QE imparts strong side effects on neighbour countries because it leads to massive capital outflows.

An expansionary monetary policy should create conditions for investment to increase. Cutting interest rates and creating other conditions that help boost economic activity can help a country get back to growth in the short run. But when the central bank goes beyond its own limits, by expanding its actions to the point of completely erasing any incentives for savers, the side effects deriving from such a policy outpace any positive effects directly coming from it.

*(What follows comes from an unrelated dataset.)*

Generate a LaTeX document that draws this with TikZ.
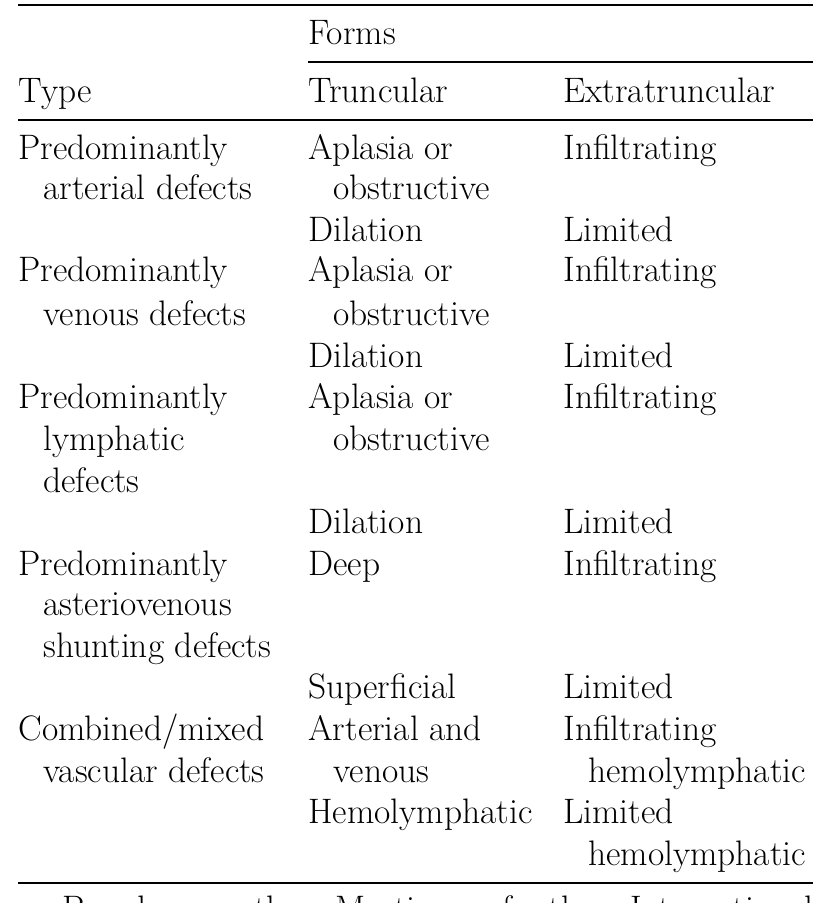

Consumers and real investors are not willing to borrow at zero rates because they don’t see good opportunities to apply the borrowed money. Decreasing the incentive to save will lead to desperate actions as people seek decent yields. It will lead to capital outflows, it will create severe problems in neighbouring countries, it will depress the savings rate and will lead to some dubious investments that will turn unfeasible at the very first rate increase.

At this point I wonder whether it wouldn’t be better to just print the €500 billion the ECB is expected to purchase in assets and give them to the population – a massive helicopter drop, as referred by Milton Friedman in 1969. With 335 million people living in the Eurozone, the ECB could give each one around €1,500, or even expand the program to €1 trillion and make it €3,000 each. That way, the ECB wouldn’t have to convince banks to sell bonds; current prices and future expectations would undoubtedly rise, avoiding the so-feared deflation monster; people would increase spending; and the redistribution issues that arise with a concentration of money printing in financial assets wouldn’t happen.

Regarding what will happen tomorrow, expect huge volatility coming as the bots will try to explore the wording used by Draghi as he speaks, before everyone else does. So the better approach for the foreseeable future is to use options covering either side. Limited liability and margin for volatility is the trick here. Any other alternative would be gambling.